Rebuild Local News Calls on Connecticut Lawmakers to Bring Transparency to State Ad Spending

The bill, HB5343, would disclose where taxpayer-funded ad dollars go, giving local publishers clearer access to state advertising opportunities

 

On March 4, Policy Manager Lori Henson testified before Connecticut’s Government Administration and Elections Committee in support of HB5343, a bill requiring government agencies to publicly report how they spend their advertising dollars:

Chairs Flexer and Blumenthal, and members of the Committee,

My name is Lori Henson and I am a policy manager with Rebuild Local News. We are the leading nonpartisan nonprofit coalition representing 3,000 newsrooms and more than 15,000 journalists. We develop and advocate for effective public policies designed to strengthen community news and information. In that role, I ask you to advance HB5343, which requires government agencies to publicly report how they spend their advertising budgets, which we believe would benefit community news organizations and the public alike.

HB5343 adds transparency and accountability to an otherwise opaque process of advertising procurement. It sounds obvious that the public would be able to track the specific media companies where public dollars are being spent on ads. But in Connecticut and in nearly every state in the nation, this information can be hard to find with existing tools such as the Freedom of Information Act, state procurement databases, and even individual marketing contracts. Advertising and marketing agencies often effectively decide where to spend public dollars, whether with community media or, as is often the case, with Big Tech or national cable channels – out of the public eye and outside the public record.

Making this information public is essential because of the unrealized opportunities it would create for Connecticut communities and their local news outlets, many of which are small businesses.
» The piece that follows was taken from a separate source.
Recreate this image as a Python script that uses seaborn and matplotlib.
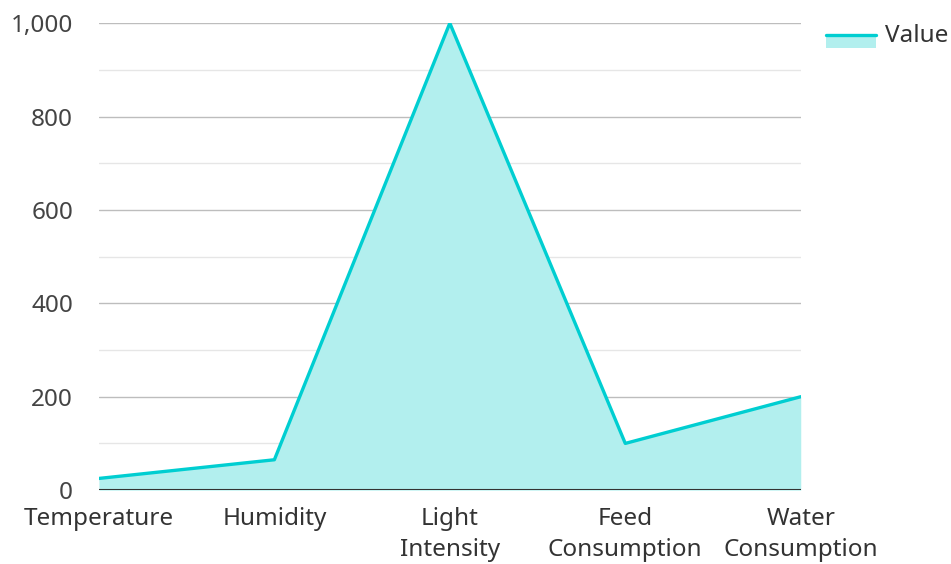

Similar policies to HB5343 have been enacted recently in Minnesota, Illinois and California. In Minnesota, the first of these states to disclose public agency ad data, we found that the state’s public agencies were only collectively spending less than 30% of their budgets advertising in community news organizations, with the rest likely going to various out-of-state national media outlets or Big Tech platforms. Although several Minnesota agencies chose to spend most of their taxpayer dollars supporting local news businesses, we found many public agencies seeming to overlook those local news businesses almost entirely.

We believe that under the current unclear system of advertising procurement, taxpayer dollars are disproportionately leaving the state for Silicon Valley. The Google and Meta duopoly dominate the digital advertising space nationally, capturing fully half the digital advertising market in the United States, sometimes at above-market-rate monopoly prices. We believe that the State of Connecticut may also spend a significant proportion of agencies’ advertising budgets with these tech giants, but without transparency, we have no good way to know how much taxpayer money they benefit from.
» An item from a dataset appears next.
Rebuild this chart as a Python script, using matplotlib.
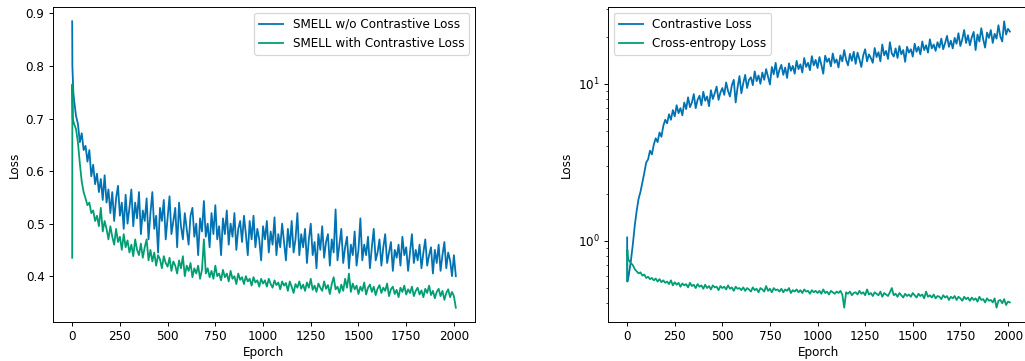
import matplotlib
matplotlib.use('Agg')
import matplotlib.pyplot as plt

# epochs: a few early points, then every 10 epochs up to 2010
epochs = [0, 1, 3, 6] + list(range(10, 2011, 10))

smell_wo = [0.885, 0.80, 0.78, 0.75,
    0.735, 0.705, 0.690, 0.655, 0.672, 0.640, 0.648, 0.618, 0.640, 0.590,
    0.612, 0.575, 0.595, 0.560, 0.585, 0.545, 0.592, 0.540, 0.565, 0.520,
    0.560, 0.505, 0.548, 0.572, 0.515, 0.540, 0.490, 0.555, 0.500, 0.530,
    0.565, 0.495, 0.540, 0.510, 0.560, 0.480, 0.525, 0.505, 0.548, 0.470,
    0.520, 0.560, 0.490, 0.515, 0.445, 0.530, 0.505, 0.545, 0.470, 0.510,
    0.552, 0.480, 0.505, 0.530, 0.455, 0.540, 0.495, 0.470, 0.520, 0.490,
    0.460, 0.515, 0.530, 0.475, 0.500, 0.440, 0.510, 0.485, 0.543, 0.475,
    0.500, 0.455, 0.520, 0.480, 0.535, 0.470, 0.495, 0.440, 0.510, 0.480,
    0.525, 0.460, 0.500, 0.475, 0.520, 0.450, 0.490, 0.505, 0.465, 0.515,
    0.480, 0.440, 0.505, 0.470, 0.515, 0.455, 0.490, 0.470, 0.430, 0.495,
    0.470, 0.505, 0.445, 0.485, 0.460, 0.512, 0.440, 0.480, 0.455, 0.500,
    0.465, 0.430, 0.490, 0.455, 0.505, 0.445, 0.470, 0.520, 0.440, 0.480,
    0.455, 0.490, 0.425, 0.470, 0.500, 0.440, 0.465, 0.415, 0.480, 0.450,
    0.495, 0.435, 0.465, 0.480, 0.420, 0.470, 0.445, 0.527, 0.430, 0.460,
    0.490, 0.425, 0.455, 0.475, 0.415, 0.460, 0.440, 0.485, 0.420, 0.450,
    0.510, 0.430, 0.460, 0.440, 0.475, 0.415, 0.455, 0.490, 0.430, 0.445,
    0.470, 0.420, 0.455, 0.480, 0.425, 0.445, 0.465, 0.410, 0.450, 0.435,
    0.460, 0.420, 0.475, 0.440, 0.455, 0.410, 0.445, 0.480, 0.425, 0.450,
    0.430, 0.460, 0.415, 0.445, 0.470, 0.420, 0.440, 0.455, 0.405, 0.450,
    0.425, 0.460, 0.410, 0.440, 0.465, 0.415, 0.445, 0.430, 0.400, 0.440,
    0.400]

smell_with = [0.435, 0.765, 0.70, 0.695,
    0.690, 0.680, 0.655, 0.615, 0.580, 0.560, 0.548, 0.535, 0.540, 0.520,
    0.525, 0.505, 0.515, 0.495, 0.530, 0.485, 0.505, 0.490, 0.470, 0.495,
    0.475, 0.460, 0.490, 0.465, 0.475, 0.450, 0.480, 0.455, 0.468, 0.445,
    0.460, 0.438, 0.470, 0.450, 0.440, 0.462, 0.435, 0.455, 0.470, 0.430,
    0.450, 0.428, 0.445, 0.420, 0.440, 0.432, 0.415, 0.438, 0.425, 0.418,
    0.435, 0.410, 0.428, 0.420, 0.405, 0.430, 0.415, 0.438, 0.400, 0.420,
    0.410, 0.425, 0.398, 0.415, 0.405, 0.420, 0.395, 0.412, 0.470, 0.405,
    0.415, 0.398, 0.410, 0.395, 0.420, 0.400, 0.405, 0.392, 0.412, 0.398,
    0.405, 0.390, 0.410, 0.395, 0.400, 0.385, 0.405, 0.393, 0.398, 0.385,
    0.400, 0.390, 0.395, 0.382, 0.398, 0.388, 0.392, 0.380, 0.395, 0.386,
    0.392, 0.380, 0.395, 0.385, 0.378, 0.392, 0.383, 0.388, 0.375, 0.390,
    0.382, 0.387, 0.372, 0.390, 0.380, 0.368, 0.385, 0.378, 0.390, 0.376,
    0.384, 0.372, 0.388, 0.378, 0.395, 0.374, 0.382, 0.370, 0.386, 0.378,
    0.372, 0.390, 0.376, 0.383, 0.366, 0.385, 0.398, 0.375, 0.380, 0.368,
    0.384, 0.372, 0.395, 0.378, 0.405, 0.370, 0.386, 0.375, 0.382, 0.366,
    0.380, 0.372, 0.388, 0.365, 0.378, 0.384, 0.370, 0.380, 0.364, 0.376,
    0.383, 0.368, 0.378, 0.372, 0.386, 0.362, 0.375, 0.380, 0.366, 0.374,
    0.360, 0.378, 0.370, 0.382, 0.365, 0.375, 0.368, 0.380, 0.362, 0.372,
    0.378, 0.365, 0.373, 0.360, 0.376, 0.368, 0.382, 0.364, 0.372, 0.358,
    0.370, 0.376, 0.362, 0.372, 0.355, 0.368, 0.375, 0.360, 0.370, 0.362,
    0.340]

contrastive = [1.05, 0.55, 0.56, 0.58,
    0.62, 0.75, 0.95, 1.25, 1.55, 1.85, 2.05, 2.35, 2.70, 3.15,
    3.30, 3.75, 3.55, 4.10, 4.50, 4.25, 4.90, 4.60, 5.40, 5.90,
    5.60, 6.40, 5.90, 6.80, 6.20, 7.30, 6.50, 7.00, 6.30, 7.60,
    6.90, 8.20, 7.10, 7.60, 8.60, 7.00, 7.90, 8.40, 7.30, 8.90,
    7.80, 8.30, 7.20, 9.10, 8.00, 8.70, 9.60, 7.90, 8.80, 9.40,
    8.50, 10.20, 9.00, 8.30, 9.80, 10.60, 7.60, 9.50, 11.20, 8.70,
    10.10, 11.40, 9.40, 10.60, 11.00, 9.80, 12.00, 10.40, 11.30, 10.00,
    11.80, 10.60, 12.40, 11.10, 9.90, 12.80, 11.50, 13.60, 11.00, 12.30,
    13.20, 11.40, 12.70, 10.90, 13.50, 12.10, 13.00, 11.60, 14.00, 12.40,
    13.30, 11.80, 14.60, 12.80, 13.60, 12.20, 15.00, 13.10, 14.20, 12.60,
    14.80, 13.20, 11.60, 15.10, 13.80, 14.50, 12.90, 15.60, 13.60, 14.30,
    12.70, 15.20, 13.90, 16.40, 14.20, 13.10, 15.50, 14.00, 16.00, 13.40,
    15.80, 14.30, 12.80, 15.20, 16.60, 13.90, 15.40, 14.60, 13.60, 16.90,
    14.80, 15.90, 13.90, 17.80, 15.20, 16.20, 14.40, 18.40, 15.60, 14.90,
    16.80, 14.60, 17.40, 15.40, 16.40, 13.80, 17.20, 15.80, 16.60, 14.90,
    18.00, 16.00, 17.20, 15.40, 18.60, 16.40, 17.60, 15.80, 19.20, 16.80,
    17.80, 16.20, 18.40, 17.00, 19.40, 16.60, 18.20, 20.20, 17.20, 18.80,
    16.80, 19.60, 18.00, 21.00, 17.40, 19.20, 22.00, 18.20, 20.40, 17.60,
    19.80, 21.40, 16.40, 20.60, 18.60, 22.60, 19.20, 17.00, 21.20, 19.60,
    22.00, 18.20, 20.80, 19.40, 23.60, 20.00, 18.60, 25.00, 20.60, 22.40,
    21.50]

cross_entropy = [0.56, 0.88, 0.80, 0.76,
    0.75, 0.72, 0.70, 0.66, 0.64, 0.62, 0.63, 0.60, 0.61, 0.58,
    0.59, 0.57, 0.58, 0.56, 0.575, 0.55, 0.57, 0.545, 0.56, 0.54,
    0.55, 0.53, 0.56, 0.52, 0.545, 0.525, 0.54, 0.51, 0.535, 0.52,
    0.53, 0.505, 0.54, 0.515, 0.525, 0.50, 0.53, 0.51, 0.52, 0.495,
    0.525, 0.50, 0.515, 0.49, 0.52, 0.505, 0.51, 0.485, 0.515, 0.50,
    0.51, 0.49, 0.52, 0.495, 0.505, 0.48, 0.51, 0.495, 0.50, 0.485,
    0.505, 0.48, 0.50, 0.49, 0.475, 0.505, 0.485, 0.495, 0.47, 0.50,
    0.49, 0.475, 0.515, 0.48, 0.495, 0.47, 0.50, 0.485, 0.49, 0.475,
    0.495, 0.47, 0.49, 0.48, 0.50, 0.465, 0.485, 0.475, 0.49, 0.47,
    0.485, 0.465, 0.49, 0.475, 0.48, 0.46, 0.485, 0.47, 0.48, 0.465,
    0.48, 0.46, 0.49, 0.465, 0.475, 0.455, 0.48, 0.47, 0.46, 0.475,
    0.465, 0.48, 0.455, 0.375, 0.47, 0.46, 0.475, 0.45, 0.465, 0.47,
    0.455, 0.48, 0.46, 0.47, 0.45, 0.49, 0.455, 0.465, 0.445, 0.47,
    0.46, 0.45, 0.475, 0.44, 0.465, 0.455, 0.445, 0.47, 0.50, 0.45,
    0.46, 0.44, 0.465, 0.45, 0.435, 0.46, 0.445, 0.455, 0.44, 0.465,
    0.45, 0.435, 0.46, 0.445, 0.455, 0.43, 0.475, 0.44, 0.45, 0.435,
    0.455, 0.43, 0.445, 0.44, 0.425, 0.45, 0.435, 0.445, 0.42, 0.44,
    0.43, 0.445, 0.42, 0.44, 0.43, 0.415, 0.44, 0.425, 0.435, 0.415,
    0.435, 0.42, 0.43, 0.41, 0.44, 0.42, 0.425, 0.405, 0.43, 0.415,
    0.42, 0.405, 0.43, 0.375, 0.415, 0.42, 0.40, 0.425, 0.39, 0.41,
    0.405]

blue = '#0173b2'
green = '#029e73'

DPI = 86.4
fig = plt.figure(figsize=(1025 / DPI, 361 / DPI), dpi=DPI)
ax1 = fig.add_axes([53 / 1025, 39 / 361, 422 / 1025, 315 / 361])
ax2 = fig.add_axes([608 / 1025, 39 / 361, 421 / 1025, 315 / 361])

ax1.plot(epochs, smell_wo, color=blue, label='SMELL w/o Contrastive Loss')
ax1.plot(epochs, smell_with, color=green, label='SMELL with Contrastive Loss')
ax1.set_xlabel('Eporch', labelpad=2)
ax1.set_ylabel('Loss')
ax1.legend(loc='upper right')

ax2.plot(epochs, contrastive, color=blue, label='Contrastive Loss')
ax2.plot(epochs, cross_entropy, color=green, label='Cross-entropy Loss')
ax2.set_yscale('log')
ax2.set_xlabel('Eporch', labelpad=2)
ax2.set_ylabel('Loss')
ax2.legend(loc='upper left')

fig.savefig('out.png', dpi=DPI)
This information is critical at this specific moment – as local news outlets across the state struggle to provide communities with essential news and information against increasingly tight revenue projections. A study by Rebuild Local News and Muck Rack found that Connecticut ranks in the bottom third of states in the number of journalists per capita. Another study found that between 2013 and 2023, Connecticut lost 65 percent of its journalists – more than 1,800 jobs. This is not just a crisis for local news organizations, but for the communities they serve.
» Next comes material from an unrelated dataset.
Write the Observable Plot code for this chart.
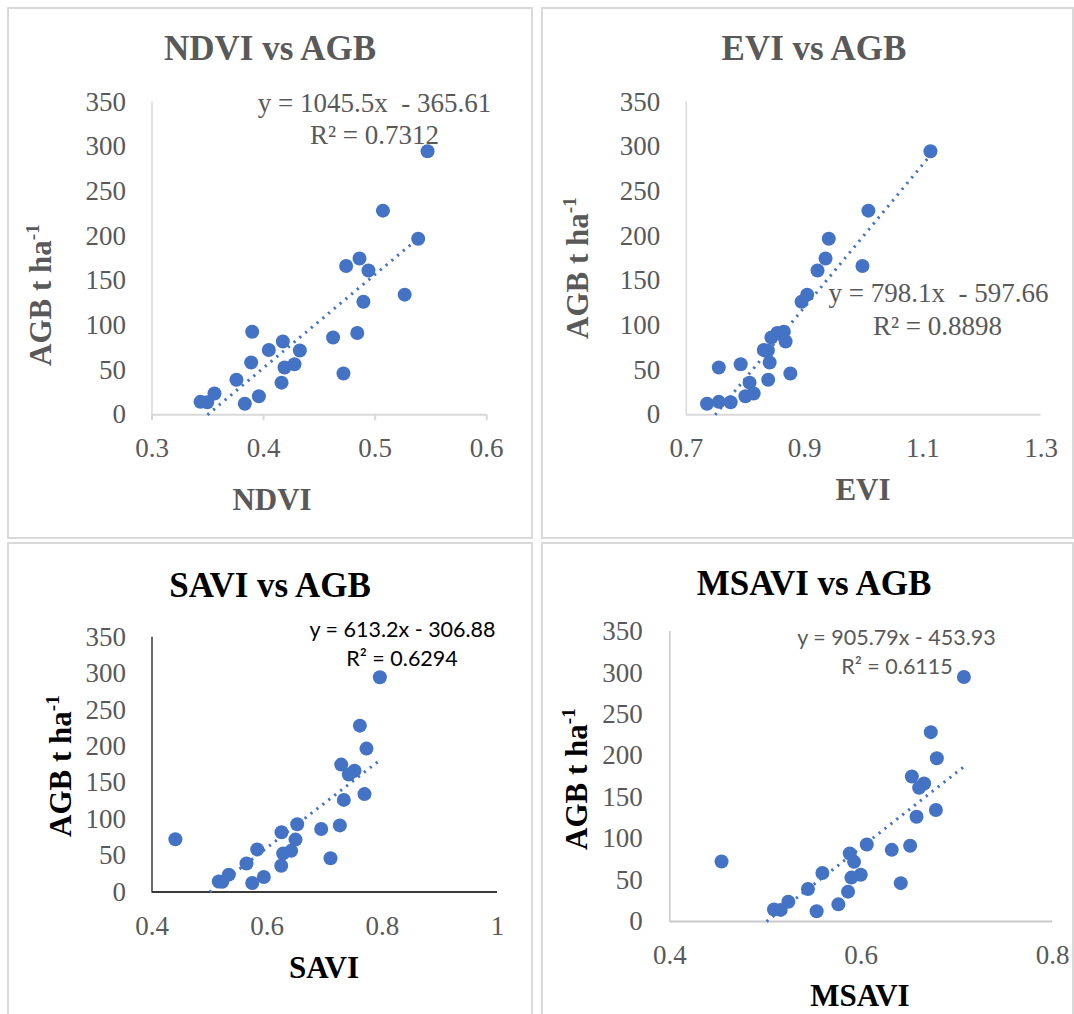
<!DOCTYPE html>
<html>
<head>
<meta charset="utf-8">
<script src="https://cdn.jsdelivr.net/npm/d3@7"></script>
<script src="https://cdn.jsdelivr.net/npm/@observablehq/plot@0.6"></script>
<style>
  body { margin: 0; background: #fff; }
  #root { position: relative; width: 1074px; height: 1014px; overflow: hidden; background: #fff; }
  .box { position: absolute; border: 2px solid #d9d9d9; box-sizing: border-box; }
  .plot { position: absolute; }
  .t { position: absolute; white-space: pre; line-height: 1; transform: translate(-50%, -50%); }
  .serif { font-family: "Liberation Serif", "Times New Roman", serif; }
  .sans { font-family: Lato, "Liberation Sans", sans-serif; }
  .rot { transform: translate(-50%, -50%) rotate(-90deg); }
</style>
</head>
<body>
<div id="root"></div>
<script>
// ---- data ----
const agb = [295, 228.5, 197, 175, 166.5, 161.5, 134.5, 126.5, 93, 91.5, 86.5, 82, 72.5, 72,
             58.5, 56.5, 53, 46.3, 39.2, 36, 23.8, 20.7, 14.5, 14, 12.3];
const ndvi = [0.547, 0.507, 0.5386, 0.486, 0.474, 0.494, 0.5265, 0.4895, 0.3898, 0.484, 0.4623, 0.4173, 0.4047, 0.4325,
              0.3889, 0.4277, 0.4188, 0.4716, 0.3757, 0.4161, 0.356, 0.3958, 0.3435, 0.3495, 0.3832];
const evi = [1.113, 1.008, 0.941, 0.9355, 0.998, 0.922, 0.9045, 0.895, 0.865, 0.854, 0.844, 0.868, 0.831, 0.838,
             0.841, 0.792, 0.755, 0.876, 0.8385, 0.807, 0.814, 0.800, 0.755, 0.775, 0.735];
const savi = [0.7957, 0.761, 0.7725, 0.7286, 0.7517, 0.7418, 0.769, 0.7331, 0.6522, 0.7262, 0.6938, 0.6249, 0.4406, 0.6492,
              0.5827, 0.6417, 0.6278, 0.71, 0.5641, 0.6244, 0.5334, 0.5942, 0.516, 0.522, 0.574];
const msavi = [0.7074, 0.6728, 0.6791, 0.653, 0.6658, 0.6606, 0.6781, 0.6579, 0.6059, 0.6512, 0.632, 0.5881, 0.4541, 0.5926,
               0.5595, 0.5996, 0.5898, 0.6414, 0.5444, 0.5863, 0.5239, 0.5762, 0.5089, 0.5159, 0.5535];
const yTicks = [0, 50, 100, 150, 200, 250, 300, 350];
const ndviTicks = [0.3, 0.4, 0.5, 0.6];
const eviTicks = [0.7, 0.9, 1.1, 1.3];
const saviTicks = [0.4, 0.6, 0.8, 1];
const msaviTicks = [0.4, 0.6, 0.8];
const slopes = [1045.5, 798.1, 613.2, 905.79];
const intercepts = [-365.61, -597.66, -306.88, -453.93];
const trendEnds = [0.54, 1.11, 0.795, 0.707];   // where each dotted trendline stops
const equations = ["y = 1045.5x  - 365.61", "y = 798.1x  - 597.66", "y = 613.2x - 306.88", "y = 905.79x - 453.93"];
const r2 = ["R² = 0.7312", "R² = 0.8898", "R² = 0.6294", "R² = 0.6115"];
const titles = ["NDVI vs AGB", "EVI vs AGB", "SAVI vs AGB", "MSAVI vs AGB"];
const xLabels = ["NDVI", "EVI", "SAVI", "MSAVI"];

const root = document.getElementById("root");
const BLUE = "#4472C4";
const GRAY = "#595959";

function addBox(l, t, w, h) {
  const d = document.createElement("div");
  d.className = "box";
  Object.assign(d.style, {left: l + "px", top: t + "px", width: w + "px", height: h + "px"});
  root.appendChild(d);
}
function addText(html, x, y, cls, style) {
  const d = document.createElement("div");
  d.className = "t " + cls;
  d.innerHTML = html;
  d.style.left = x + "px";
  d.style.top = y + "px";
  Object.assign(d.style, style || {});
  root.appendChild(d);
}

function panel(p) {
  const data = agb.map((y, i) => ({x: p.xs[i], y}));
  const x0 = Math.max(d3.min(p.xs), -p.b / p.m);
  const x1 = p.xEnd;
  const trend = [x0, x1].map(x => ({x, y: p.m * x + p.b}));
  const chart = Plot.plot({
    width: p.w, height: p.h,
    marginLeft: p.ml, marginRight: p.mr, marginTop: p.mt, marginBottom: p.mb,
    x: {domain: p.xDomain},
    y: {domain: [0, 350]},
    style: {fontFamily: '"Liberation Serif", "Times New Roman", serif', fontSize: "27px", color: GRAY, background: "transparent", overflow: "visible"},
    marks: [
      Plot.ruleX([p.xDomain[0]], {stroke: p.yAxisColor, strokeWidth: p.yAxisWidth}),
      Plot.ruleY([0], {stroke: p.xAxisColor, strokeWidth: p.xAxisWidth}),
      Plot.axisX({ticks: p.xTicks, tickFormat: d => String(d), tickSize: p.tickSize, tickPadding: p.xPad,
                  stroke: p.xAxisColor, strokeWidth: 2, fill: GRAY, label: null}),
      Plot.axisY({ticks: yTicks, tickSize: 0, tickPadding: p.yPad, fill: GRAY, label: null}),
      Plot.dot(data, {x: "x", y: "y", r: 7, fill: BLUE, stroke: "none"}),
      Plot.line(trend, {x: "x", y: "y", stroke: BLUE, strokeWidth: 3, strokeDasharray: "2.2,5.3", strokeLinecap: "butt"})
    ]
  });
  chart.classList.add("plot");
  chart.style.left = p.left + "px";
  chart.style.top = p.top + "px";
  root.appendChild(chart);
}

// panel frames
addBox(7, 7, 526, 532);
addBox(541, 7, 533, 532);
addBox(7, 542, 526, 480);
addBox(541, 542, 533, 480);

panel({left: 0, top: 0, w: 540, h: 540, ml: 151.5, mr: 53.8, mt: 101.6, mb: 125.7,
       xDomain: [0.3, 0.6], xTicks: ndviTicks, xs: ndvi, m: slopes[0], b: intercepts[0], xEnd: trendEnds[0],
       xAxisColor: "#d9d9d9", yAxisColor: "#d9d9d9", xAxisWidth: 2, yAxisWidth: 1.5, tickSize: 6, xPad: 17.5, yPad: 26});
panel({left: 535, top: 0, w: 539, h: 540, ml: 150.8, mr: 33.5, mt: 101.6, mb: 125.7,
       xDomain: [0.7, 1.3], xTicks: eviTicks, xs: evi, m: slopes[1], b: intercepts[1], xEnd: trendEnds[1],
       xAxisColor: "#d9d9d9", yAxisColor: "#d9d9d9", xAxisWidth: 2, yAxisWidth: 1.5, tickSize: 0, xPad: 23.5, yPad: 26});
panel({left: 0, top: 535, w: 540, h: 479, ml: 151.5, mr: 43, mt: 101.7, mb: 122.5,
       xDomain: [0.4, 1], xTicks: saviTicks, xs: savi, m: slopes[2], b: intercepts[2], xEnd: trendEnds[2],
       xAxisColor: "#3a3a3a", yAxisColor: "#3a3a3a", xAxisWidth: 1.8, yAxisWidth: 1.5, tickSize: 0, xPad: 23.5, yPad: 26});
panel({left: 535, top: 535, w: 539, h: 479, ml: 134.3, mr: 22, mt: 96, mb: 93,
       xDomain: [0.4, 0.8], xTicks: msaviTicks, xs: msavi, m: slopes[3], b: intercepts[3], xEnd: trendEnds[3],
       xAxisColor: "#cacaca", yAxisColor: "#cacaca", xAxisWidth: 2.2, yAxisWidth: 1.5, tickSize: 0, xPad: 23.5, yPad: 27});

// titles
const titleStyle = {fontWeight: "bold", fontSize: "35px"};
addText(titles[0], 270, 48, "serif", {...titleStyle, color: GRAY});
addText(titles[1], 814, 48, "serif", {...titleStyle, color: GRAY});
addText(titles[2], 270, 585, "serif", {...titleStyle, color: "#000"});
addText(titles[3], 814, 583, "serif", {...titleStyle, color: "#000"});

// x axis titles
const axStyle = {fontWeight: "bold", fontSize: "31px"};
addText(xLabels[0], 272, 499, "serif", {...axStyle, color: GRAY});
addText(xLabels[1], 863, 489, "serif", {...axStyle, color: GRAY});
addText(xLabels[2], 324, 967, "serif", {...axStyle, color: "#000"});
addText(xLabels[3], 860, 995, "serif", {...axStyle, color: "#000"});

// y axis titles
const yt = 'AGB t ha<span style="font-size:0.62em;position:relative;top:-0.62em">-1</span>';
addText(yt, 40, 295, "serif rot", {...axStyle, color: GRAY});
addText(yt, 577, 268, "serif rot", {...axStyle, color: GRAY});
addText(yt, 60, 766, "serif rot", {...axStyle, color: "#000"});
addText(yt, 576, 779, "serif rot", {...axStyle, color: "#000"});

// equations
const eqSerif = {fontSize: "27px", color: GRAY};
addText(equations[0], 374.5, 103, "serif", eqSerif);
addText(r2[0], 374.5, 135, "serif", eqSerif);
addText(equations[1], 938.5, 293, "serif", eqSerif);
addText(r2[1], 937.5, 325.5, "serif", eqSerif);
addText(equations[2], 402.5, 630, "sans", {fontSize: "21.5px", color: "#000"});
addText(r2[2], 402, 658.5, "sans", {fontSize: "21.5px", color: "#000"});
addText(equations[3], 896.5, 638, "sans", {fontSize: "21.5px", color: GRAY});
addText(r2[3], 897, 667, "sans", {fontSize: "21.5px", color: GRAY});
</script>
</body>
</html>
Communities without a local news source face higher borrowing costs, lower voter turnout, fewer choices of candidates on the ballot, more political polarization, more government waste and corruption and more corporate crime. Local news benefits communities in countless ways.

But it’s difficult for these community news outlets to compete for money they don’t know exists. HB5343 would inform the public and their local newsrooms how much agency advertising money has been budgeted, allowing local news outlets to better compete for those dollars. As with any “buy local” initiative, it is good policy to give Connecticut media outlets an even playing field to compete with Big Tech and other media conglomerates.

Without this information, government agencies are also at a disadvantage – not knowing how the agencies they contract with to place advertising are spending agency money. The option to buy local is out of their hands without a transparent advertising placement process.

Where government agencies have prioritized local news advertising – setting aside a percentage for community news – the results are astonishing. In New York City, where half of the city’s advertising money is set aside for community and ethnic news outlets, more than $72 million has been directed to local news since 2020. Small publishers including the Haitian Times have been able to add staff and improve news coverage because of the additional revenue. The policy has also diversified the range of news outlets receiving advertising.

But knowing what resources are available, and where they are currently being directed, is an important first step to making local news outlets more competitive in the advertising marketplace.

I urge the Committee to advance the bill, not just for the health of Connecticut local news, but for the health of Connecticut communities.